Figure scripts

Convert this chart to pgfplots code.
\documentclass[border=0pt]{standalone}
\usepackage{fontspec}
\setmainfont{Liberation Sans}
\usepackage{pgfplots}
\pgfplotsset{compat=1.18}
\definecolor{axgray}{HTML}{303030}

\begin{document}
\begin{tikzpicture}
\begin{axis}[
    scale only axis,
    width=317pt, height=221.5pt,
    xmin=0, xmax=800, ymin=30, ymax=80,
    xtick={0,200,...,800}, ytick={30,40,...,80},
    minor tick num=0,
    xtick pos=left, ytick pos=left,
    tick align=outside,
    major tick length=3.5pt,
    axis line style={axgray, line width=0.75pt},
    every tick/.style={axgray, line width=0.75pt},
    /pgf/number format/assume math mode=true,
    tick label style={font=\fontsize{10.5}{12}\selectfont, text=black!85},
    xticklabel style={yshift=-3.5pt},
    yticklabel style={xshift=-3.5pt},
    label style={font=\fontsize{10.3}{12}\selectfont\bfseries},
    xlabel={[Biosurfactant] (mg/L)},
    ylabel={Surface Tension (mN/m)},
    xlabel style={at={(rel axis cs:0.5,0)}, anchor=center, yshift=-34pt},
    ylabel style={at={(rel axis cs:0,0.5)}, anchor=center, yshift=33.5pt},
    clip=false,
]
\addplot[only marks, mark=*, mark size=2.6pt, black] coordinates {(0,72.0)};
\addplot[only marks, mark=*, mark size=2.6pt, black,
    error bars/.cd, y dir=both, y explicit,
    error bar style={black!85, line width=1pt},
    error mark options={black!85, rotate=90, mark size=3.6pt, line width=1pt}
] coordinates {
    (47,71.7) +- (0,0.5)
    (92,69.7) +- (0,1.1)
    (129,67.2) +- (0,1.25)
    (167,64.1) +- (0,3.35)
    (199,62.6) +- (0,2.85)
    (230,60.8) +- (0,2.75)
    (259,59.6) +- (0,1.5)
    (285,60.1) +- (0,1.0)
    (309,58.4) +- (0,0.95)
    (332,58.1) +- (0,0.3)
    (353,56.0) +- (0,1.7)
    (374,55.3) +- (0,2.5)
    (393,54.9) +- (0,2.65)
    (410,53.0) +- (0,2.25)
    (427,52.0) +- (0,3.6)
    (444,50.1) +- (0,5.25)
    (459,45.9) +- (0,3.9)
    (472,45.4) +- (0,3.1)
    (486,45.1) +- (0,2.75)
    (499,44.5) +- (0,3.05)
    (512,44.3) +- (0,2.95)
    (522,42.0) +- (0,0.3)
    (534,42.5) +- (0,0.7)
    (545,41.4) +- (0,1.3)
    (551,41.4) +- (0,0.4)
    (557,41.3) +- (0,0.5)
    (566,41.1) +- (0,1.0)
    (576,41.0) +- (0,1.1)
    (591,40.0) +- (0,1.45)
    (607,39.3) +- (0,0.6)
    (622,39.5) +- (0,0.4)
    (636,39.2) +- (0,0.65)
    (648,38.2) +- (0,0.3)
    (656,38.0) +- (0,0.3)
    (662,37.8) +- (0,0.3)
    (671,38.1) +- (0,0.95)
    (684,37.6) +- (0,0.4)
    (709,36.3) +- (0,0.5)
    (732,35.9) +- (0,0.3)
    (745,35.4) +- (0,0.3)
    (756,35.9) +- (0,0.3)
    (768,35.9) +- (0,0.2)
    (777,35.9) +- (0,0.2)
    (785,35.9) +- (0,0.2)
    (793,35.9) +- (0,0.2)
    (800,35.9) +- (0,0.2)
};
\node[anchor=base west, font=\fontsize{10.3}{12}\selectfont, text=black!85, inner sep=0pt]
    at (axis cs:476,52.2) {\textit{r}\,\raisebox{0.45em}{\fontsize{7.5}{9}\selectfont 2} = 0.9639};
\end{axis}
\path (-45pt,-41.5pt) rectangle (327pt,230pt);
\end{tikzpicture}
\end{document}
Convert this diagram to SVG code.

§ SET TASK
Generate an exact reproduction of all entries.

§ SOLUTION BELOW
Convert this chart to pgfplots code.
\documentclass[border=0pt]{standalone}
\usepackage{fontspec}
\setmainfont{Liberation Sans}
\usepackage{pgfplots}
\pgfplotsset{compat=1.18}
\definecolor{axgray}{HTML}{303030}

\begin{document}
\begin{tikzpicture}
\begin{axis}[
    scale only axis,
    width=317pt, height=221.5pt,
    xmin=0, xmax=800, ymin=30, ymax=80,
    xtick={0,200,...,800}, ytick={30,40,...,80},
    minor tick num=0,
    xtick pos=left, ytick pos=left,
    tick align=outside,
    major tick length=3.5pt,
    axis line style={axgray, line width=0.75pt},
    every tick/.style={axgray, line width=0.75pt},
    /pgf/number format/assume math mode=true,
    tick label style={font=\fontsize{10.5}{12}\selectfont, text=black!85},
    xticklabel style={yshift=-3.5pt},
    yticklabel style={xshift=-3.5pt},
    label style={font=\fontsize{10.3}{12}\selectfont\bfseries},
    xlabel={[Biosurfactant] (mg/L)},
    ylabel={Surface Tension (mN/m)},
    xlabel style={at={(rel axis cs:0.5,0)}, anchor=center, yshift=-34pt},
    ylabel style={at={(rel axis cs:0,0.5)}, anchor=center, yshift=33.5pt},
    clip=false,
]
\addplot[only marks, mark=*, mark size=2.6pt, black] coordinates {(0,72.0)};
\addplot[only marks, mark=*, mark size=2.6pt, black,
    error bars/.cd, y dir=both, y explicit,
    error bar style={black!85, line width=1pt},
    error mark options={black!85, rotate=90, mark size=3.6pt, line width=1pt}
] coordinates {
    (47,71.7) +- (0,0.5)
    (92,69.7) +- (0,1.1)
    (129,67.2) +- (0,1.25)
    (167,64.1) +- (0,3.35)
    (199,62.6) +- (0,2.85)
    (230,60.8) +- (0,2.75)
    (259,59.6) +- (0,1.5)
    (285,60.1) +- (0,1.0)
    (309,58.4) +- (0,0.95)
    (332,58.1) +- (0,0.3)
    (353,56.0) +- (0,1.7)
    (374,55.3) +- (0,2.5)
    (393,54.9) +- (0,2.65)
    (410,53.0) +- (0,2.25)
    (427,52.0) +- (0,3.6)
    (444,50.1) +- (0,5.25)
    (459,45.9) +- (0,3.9)
    (472,45.4) +- (0,3.1)
    (486,45.1) +- (0,2.75)
    (499,44.5) +- (0,3.05)
    (512,44.3) +- (0,2.95)
    (522,42.0) +- (0,0.3)
    (534,42.5) +- (0,0.7)
    (545,41.4) +- (0,1.3)
    (551,41.4) +- (0,0.4)
    (557,41.3) +- (0,0.5)
    (566,41.1) +- (0,1.0)
    (576,41.0) +- (0,1.1)
    (591,40.0) +- (0,1.45)
    (607,39.3) +- (0,0.6)
    (622,39.5) +- (0,0.4)
    (636,39.2) +- (0,0.65)
    (648,38.2) +- (0,0.3)
    (656,38.0) +- (0,0.3)
    (662,37.8) +- (0,0.3)
    (671,38.1) +- (0,0.95)
    (684,37.6) +- (0,0.4)
    (709,36.3) +- (0,0.5)
    (732,35.9) +- (0,0.3)
    (745,35.4) +- (0,0.3)
    (756,35.9) +- (0,0.3)
    (768,35.9) +- (0,0.2)
    (777,35.9) +- (0,0.2)
    (785,35.9) +- (0,0.2)
    (793,35.9) +- (0,0.2)
    (800,35.9) +- (0,0.2)
};
\node[anchor=base west, font=\fontsize{10.3}{12}\selectfont, text=black!85, inner sep=0pt]
    at (axis cs:476,52.2) {\textit{r}\,\raisebox{0.45em}{\fontsize{7.5}{9}\selectfont 2} = 0.9639};
\end{axis}
\path (-45pt,-41.5pt) rectangle (327pt,230pt);
\end{tikzpicture}
\end{document}
Convert this diagram to SVG code.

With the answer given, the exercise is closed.